Statutory Framework and Case Law
The court's decision was supported by a thorough review of the statutory framework governing mechanic's liens and relevant case law precedents. The court referenced previous cases that reinforced the notion that a mechanic's lien arises automatically upon the completion of work and that such liens take priority over subsequently granted liens. The court cited the cases of Weiss, Dreyfous Seiferth v. Natchez Investment Co. and Billups v. Becker's Welding Machine Co. to substantiate the interpretation that the mechanic's lien statute not only grants the right to acquire a lien but creates the lien itself at the moment the work is completed. The court acknowledged the importance of the statutory provisions that delineate the rights of mechanics and materialmen, thereby affirming McElroy's right to enforce his claim despite the existence of the deed of trust. This legal context further solidified the court's ruling in favor of McElroy, underscoring the protective intent of the mechanic's lien statute within the broader framework of property law.
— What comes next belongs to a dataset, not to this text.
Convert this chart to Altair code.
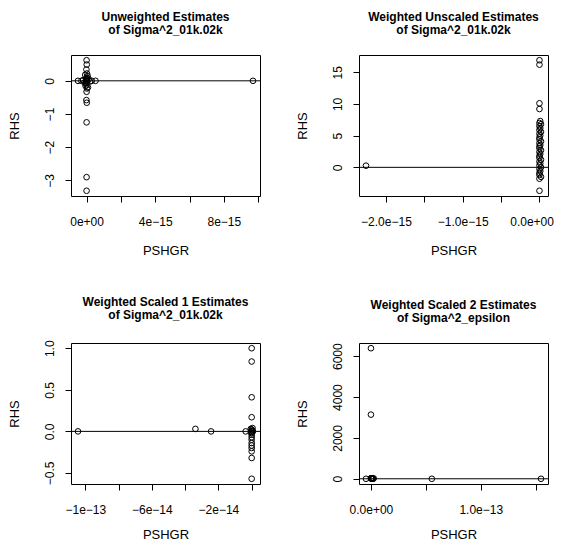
import json
import altair as alt
import pandas as pd

FONT = "Liberation Sans"

# ---------------- Panel 1: Unweighted ----------------
p1_title = ["Unweighted Estimates", " of Sigma^2_01k.02k"]
p1_x = [-0.50e-15, 0.52e-15, 9.70e-15,
        0.0, 0.01e-15, -0.01e-15, 0.02e-15, 0.0, -0.02e-15, 0.01e-15, 0.0, 0.03e-15,
        -0.03e-15, 0.0, 0.02e-15, 0.0, -0.01e-15, 0.01e-15, 0.0, 0.0,
        -0.30e-15, -0.20e-15, -0.12e-15, 0.12e-15, 0.20e-15, 0.30e-15, 0.06e-15,
        -0.06e-15, 0.04e-15, -0.04e-15, 0.08e-15, -0.08e-15, 0.0]
p1_y = [0.0, 0.0, 0.0,
        0.62, 0.49, 0.34, 0.22, 0.10, 0.05, 0.02, 0.0, -0.02,
        -0.05, -0.13, -0.23, -0.33, -0.58, -0.66, -1.25, -2.90,
        0.0, 0.02, -0.05, 0.05, -0.02, 0.0, 0.15,
        -0.15, 0.08, -0.08, -0.20, 0.18, -3.31]
p1_xticks = [0.0, 2e-15, 4e-15, 6e-15, 8e-15, 1e-14]
p1_xlabels = ["0e+00", "", "4e\u221215", "", "8e\u221215", ""]
p1_yticks = [-3, -2, -1, 0]
p1_ylabels = ["\u22123", "\u22122", "\u22121", "0"]

# ---------------- Panel 2: Weighted Unscaled ----------------
p2_title = ["Weighted Unscaled Estimates", "of Sigma^2_01k.02k"]
p2_col = [16.9, 16.2, 10.1, 9.2, 7.3, 7.0, 6.8, 6.5, 6.2, 5.9, 5.6, 5.3, 5.0,
          4.7, 4.4, 4.1, 3.8, 3.5, 3.3, 3.0, 2.7, 2.4, 2.1, 1.8, 1.5, 1.2,
          0.9, 0.6, 0.3, 0.0, -0.3, -0.6, -0.9, -1.2, -1.5, -1.8, -3.7]
p2_colx = [0.0, 0.0, 0.0, 0.0, 0.01e-15, 0.0, 0.02e-15, 0.0, 0.01e-15, 0.0,
           0.02e-15, 0.0, 0.01e-15, 0.0, 0.0, 0.02e-15, 0.0, 0.01e-15, 0.0,
           0.0, 0.02e-15, 0.0, 0.01e-15, 0.0, 0.0, 0.02e-15, 0.0, 0.01e-15,
           0.0, 0.02e-15, 0.0, 0.01e-15, 0.0, 0.0, 0.02e-15, 0.0, 0.0]
p2_x = [-2.26e-15] + p2_colx
p2_y = [0.26] + p2_col
p2_xticks = [-2.0e-15, -1.5e-15, -1.0e-15, -0.5e-15, 0.0]
p2_xlabels = ["\u22122.0e\u221215", "", "\u22121.0e\u221215", "", "0.0e+00"]
p2_yticks = [0, 5, 10, 15]
p2_ylabels = ["0", "5", "10", "15"]

# ---------------- Panel 3: Weighted Scaled 1 ----------------
p3_title = ["Weighted Scaled 1 Estimates", "of Sigma^2_01k.02k"]
p3_x = [-1.044e-13, -3.38e-14, -2.44e-14, -0.36e-14,
        0.0, 0.0, 0.0, 0.0, 0.05e-14, 0.08e-14, -0.05e-14, 0.0, 0.03e-14,
        -0.03e-14, 0.0, 0.0, 0.0, 0.0, 0.0, 0.0, 0.0, 0.0, 0.0, 0.0, 0.0]
p3_y = [0.0, 0.03, 0.0, 0.0,
        1.0, 0.84, 0.41, 0.17, 0.04, 0.0, 0.03, 0.02, 0.01,
        -0.01, 0.0, -0.02, -0.04, -0.07, -0.10, -0.14, -0.17, -0.20, -0.24,
        -0.32, -0.57]
p3_xticks = [-1e-13, -8e-14, -6e-14, -4e-14, -2e-14, 0.0]
p3_xlabels = ["\u22121e\u221213", "", "\u22126e\u221214", "", "\u22122e\u221214", ""]
p3_yticks = [-0.5, 0.0, 0.5, 1.0]
p3_ylabels = ["\u22120.5", "0.0", "0.5", "1.0"]

# ---------------- Panel 4: Weighted Scaled 2 ----------------
p4_title = ["Weighted Scaled 2 Estimates", "of Sigma^2_epsilon"]
p4_x = [-0.045e-13, 0.554e-13, 1.548e-13, 0.0, 0.0,
        0.0, 0.01e-13, 0.02e-13, 0.005e-13, 0.015e-13, 0.025e-13, 0.0, 0.01e-13]
p4_y = [0.0, 0.0, 0.0, 6390.0, 3140.0,
        10.0, 25.0, 5.0, 15.0, 0.0, 20.0, 30.0, 8.0]
p4_xticks = [0.0, 0.5e-13, 1.0e-13, 1.5e-13]
p4_xlabels = ["0.0e+00", "", "1.0e\u221213", ""]
p4_yticks = [0, 1000, 2000, 3000, 4000, 5000, 6000]
p4_ylabels = ["0", "", "2000", "", "4000", "", "6000"]


def r_domain(vals):
    lo, hi = min(vals), max(vals)
    pad = 0.04 * (hi - lo)
    return [lo - pad, hi + pad]


def label_expr(ticks, labels):
    return f"{json.dumps(labels)}[indexof({json.dumps(ticks)}, datum.value)]"


def panel(title, xs, ys, xt, xl, yt, yl, xtitle_pad, flush=False):
    df = pd.DataFrame({"PSHGR": xs, "RHS": ys})
    common = dict(
        labelFont=FONT, labelFontSize=12, labelColor="black",
        titleFont=FONT, titleFontSize=13, titleFontWeight="normal", titleColor="black",
        tickColor="black", tickSize=6, tickWidth=1, domain=False, grid=False,
        labelOverlap=False,
    )
    if flush:
        xflush = dict(labelFlush=10, labelFlushOffset=14)
    else:
        xflush = dict(labelFlush=False)
    pts = alt.Chart(df).mark_point(
        shape="circle", filled=False, color="black", size=32, strokeWidth=1, opacity=1
    ).encode(
        x=alt.X("PSHGR:Q",
                scale=alt.Scale(domain=r_domain(xs), nice=False, zero=False),
                axis=alt.Axis(values=xt, labelExpr=label_expr(xt, xl), title="PSHGR",
                              labelPadding=14, titlePadding=xtitle_pad,
                              **xflush, **common)),
        y=alt.Y("RHS:Q",
                scale=alt.Scale(domain=r_domain(ys), nice=False, zero=False),
                axis=alt.Axis(values=yt, labelExpr=label_expr(yt, yl), title="RHS",
                              labelAngle=270, labelAlign="center", labelBaseline="bottom",
                              labelPadding=9, titlePadding=22, labelFlush=False,
                              **common)),
    )
    zero = alt.Chart(pd.DataFrame({"RHS": [0.0]})).mark_rule(
        color="black", strokeWidth=1
    ).encode(y="RHS:Q")
    return alt.layer(pts, zero).properties(
        width=189, height=141,
        title=alt.TitleParams(text=title, font=FONT, fontSize=12, fontWeight="bold",
                              color="black", anchor="middle", offset=18, lineHeight=13),
    )


c1 = panel(p1_title, p1_x, p1_y, p1_xticks, p1_xlabels, p1_yticks, p1_ylabels, 17)
c2 = panel(p2_title, p2_x, p2_y, p2_xticks, p2_xlabels, p2_yticks, p2_ylabels, 17,
           flush=True)
c3 = panel(p3_title, p3_x, p3_y, p3_xticks, p3_xlabels, p3_yticks, p3_ylabels, 13)
c4 = panel(p4_title, p4_x, p4_y, p4_xticks, p4_xlabels, p4_yticks, p4_ylabels, 13)

chart = alt.concat(
    c1, c2, c3, c4, columns=2, spacing={"row": 147, "column": 99}, bounds="flush"
).configure_view(
    stroke="black", strokeWidth=1
).properties(
    autosize=alt.AutoSizeParams(type="none"),
    padding={"left": 63, "top": 47, "right": 485, "bottom": 487},
    background="white",
)

chart.save("out.html", embed_options={"renderer": "svg", "actions": False})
Conclusion and Affirmation of the Lower Court
In conclusion, the court affirmed the decision of the chancery court, holding that McElroy's mechanic's lien had priority over the deed of trust executed by the Financial Development Company. The court's reasoning illustrated a clear adherence to statutory interpretation and established legal principles concerning lien priority. By recognizing McElroy's rights under the mechanic's lien statute, the court reinforced the legislative intent to protect those who enhance the value of property through labor and materials. The ruling highlighted the necessity for subsequent purchasers and lenders to conduct due diligence regarding existing liens before securing interests in property. Ultimately, the court determined that the equities of the case favored McElroy, leading to the affirmation of the lower court's ruling that upheld the enforceability of his mechanic's lien against the deed of trust. This outcome serves as a reminder of the importance of statutory protections for mechanics and materialmen in the context of property transactions.